Mark Bingham, 31, called his mother from the air phone at his seat at 9:44 a.m.ET, telling her that his plane had been hijacked and that he loved her, but the phone call was cut off after about three minutes.

It was three hours earlier in California, where Hoglan lives, and she had been asleep. When she turned on the TV and saw the World Trade Center attack on the news, Hoglan called her son back on his cell phone at 9:54 a.m.ET.

He never received the two cell phone messages that Hoglan left for him, but his mother was later able to retrieve the recordings, which included frantic messages to Bingham from friends and family.

"Mark, this is your mom," Hoglan said, sounding calm on the tape. "The news is that it's been hijacked by terrorists. They are planning to probably use the plane as a target to hit some site on the ground. I would say go ahead and do everything you can to overpower them, because they are hellbent. Try to call me back if you can."

A few minutes later she left a second message.
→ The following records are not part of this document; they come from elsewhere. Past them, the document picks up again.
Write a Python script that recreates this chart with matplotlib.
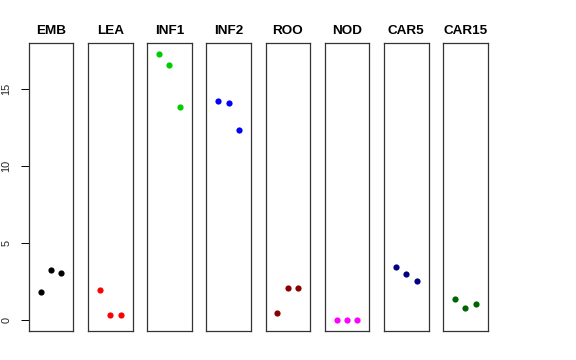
import matplotlib
matplotlib.use("Agg")
import matplotlib.pyplot as plt

plt.rcParams['font.family'] = ['Liberation Sans', 'DejaVu Sans']

# tissues and their three replicate values
tissues = ['EMB', 'LEA', 'INF1', 'INF2', 'ROO', 'NOD', 'CAR5', 'CAR15']
values = [
    [1.84, 3.27, 3.09],
    [1.99, 0.32, 0.32],
    [17.31, 16.60, 13.87],
    [14.24, 14.09, 12.34],
    [0.45, 2.10, 2.10],
    [0.04, 0.02, 0.00],
    [3.48, 3.00, 2.55],
    [1.36, 0.80, 1.06],
]
colors = ['black', '#FF0000', '#00CD00', '#0000FF',
          '#8B0000', '#FF00FF', '#000080', '#006400']
replicates = [1, 2, 3]
yticks = [0, 5, 10, 15]

W, H = 576, 360
fig = plt.figure(figsize=(W / 100, H / 100), dpi=100)

ymin = min(min(v) for v in values)
ymax = max(max(v) for v in values)
ext = 0.04 * (ymax - ymin)

left0, pitch, width = 28.7, 59.2, 44.6
bottom, height = 29, 288

for i, (name, vals, col) in enumerate(zip(tissues, values, colors)):
    ax = fig.add_axes([(left0 + i * pitch) / W, bottom / H, width / W, height / H])
    ax.scatter(replicates, vals, s=20, color=col, linewidths=0, zorder=3)
    ax.set_xlim(-0.16, 4.16)
    ax.set_ylim(ymin - ext, ymax + ext)
    ax.set_xticks([])
    ax.set_title(name, fontsize=9.7, fontweight='bold', pad=6.5)
    for sp in ax.spines.values():
        sp.set_linewidth(0.9)
        sp.set_color('#333333')
    if i == 0:
        ax.set_yticks(yticks)
        ax.set_yticklabels([str(t) for t in yticks], rotation=90, va='center',
                           fontsize=7.8, color='#222222')
        ax.tick_params(axis='y', length=5.5, width=0.7, pad=7)
    else:
        ax.set_yticks([])

fig.savefig('out.png', dpi=100)
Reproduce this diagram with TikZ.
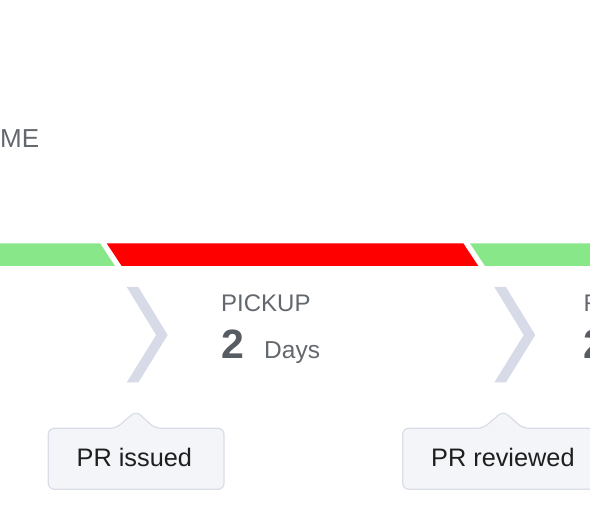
\documentclass[tikz,border=0pt]{standalone}
\usepackage{fontspec}
\setmainfont{Liberation Sans}
\definecolor{barGreen}{HTML}{88E788}
\definecolor{barRed}{HTML}{FF0000}
\definecolor{chevGrey}{HTML}{D6DBE7}
\definecolor{labelGrey}{HTML}{63676E}
\definecolor{numGrey}{HTML}{575B62}
\definecolor{tipFill}{HTML}{F4F5F9}
\definecolor{tipLine}{HTML}{D9DDE7}
\definecolor{tipText}{HTML}{1E1E1E}

\begin{document}
\begin{tikzpicture}[x=1pt,y=-1pt,
    stagelabel/.style={anchor=base west,inner sep=0,text=labelGrey,font=\fontsize{24}{28}\selectfont},
    stagenum/.style={anchor=base west,inner sep=0,text=numGrey,font=\bfseries\fontsize{41}{46}\selectfont},
    stageunit/.style={anchor=base west,inner sep=0,text=labelGrey,font=\fontsize{24.5}{30}\selectfont},
    tiptext/.style={anchor=base west,inner sep=0,text=tipText,font=\fontsize{25.3}{30}\selectfont},
    tipbox/.style={fill=tipFill,draw=tipLine,line width=1.2pt,rounded corners=6pt}]
    \useasboundingbox (0,0) rectangle (590,518);
    \clip (0,0) rectangle (590,518);
    % heading (cut at the left edge)
    \node (title) [stagelabel,font=\fontsize{26}{30}\selectfont] at (0,147.3) {ME};
    % time bars
    \fill[barGreen] (-5,243.3) -- (100,243.3) -- (115,266) -- (-5,266) -- cycle;
    \fill[barRed] (106.7,243.3) -- (463.3,243.3) -- (478.3,266) -- (121.7,266) -- cycle;
    \fill[barGreen] (470,243.3) -- (595,243.3) -- (595,266) -- (485,266) -- cycle;
    % chevrons
    \fill[chevGrey] (126.7,287) -- (138.3,287) -- (167.7,335) -- (138.3,382.5) -- (126.7,382.5) -- (156.1,335) -- cycle;
    \fill[chevGrey] (494.3,287) -- (505.9,287) -- (535.3,335) -- (505.9,382.5) -- (494.3,382.5) -- (523.7,335) -- cycle;
    % stage pickup
    \node (pickup) [stagelabel] at (221,311.7) {PICKUP};
    \node (pickupnum) [stagenum] at (221,358.3) {2};
    \node (pickupunit) [stageunit] at (264,358.3) {Days};
    % next stage (cut at the right edge)
    \node (review) [stagelabel] at (583.5,311.7) {REVIEW};
    \node (reviewnum) [stagenum] at (583.5,358.3) {2};
    % callouts
    \draw[tipbox] (48.3,428.3) -- (116,428.3) -- (136,411) -- (155,428.3) -- (224,428.3)
        -- (224,489.3) -- (48.3,489.3) -- cycle;
    \node (issued) [tiptext] at (76.5,466.7) {PR issued};
    \draw[tipbox] (402.7,428.3) -- (483,428.3) -- (503.3,411) -- (523,428.3) -- (620,428.3)
        -- (620,489.3) -- (402.7,489.3) -- cycle;
    \node (reviewed) [tiptext] at (431,466.7) {PR reviewed};
\end{tikzpicture}
\end{document}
"Mark, apparently it's terrorists and they are hellbent on crashing the aircraft. So if you can, try to take over the aircraft," she said, urgently this time. "There doesn't seem to be much plan to land the aircraft normally, so I guess your best bet would be to try to take it over if you can, or tell the other passengers. There is one flight that they say is headed toward San Francisco. It might be yours, uh, so if you can, group some people and perhaps do the best you can to get control of it. I love you, sweetie. Good luck. Bye-bye."

One of the Heroes

Even though he didn't hear his mother's messages, Bingham was one of the passengers believed to have fought back against the terrorists on that Sept. 11 flight, which crashed in Pennsylvania, thwarting the hijacker's apparent plan to hit a national landmark possibly the White House in Washington, D.C.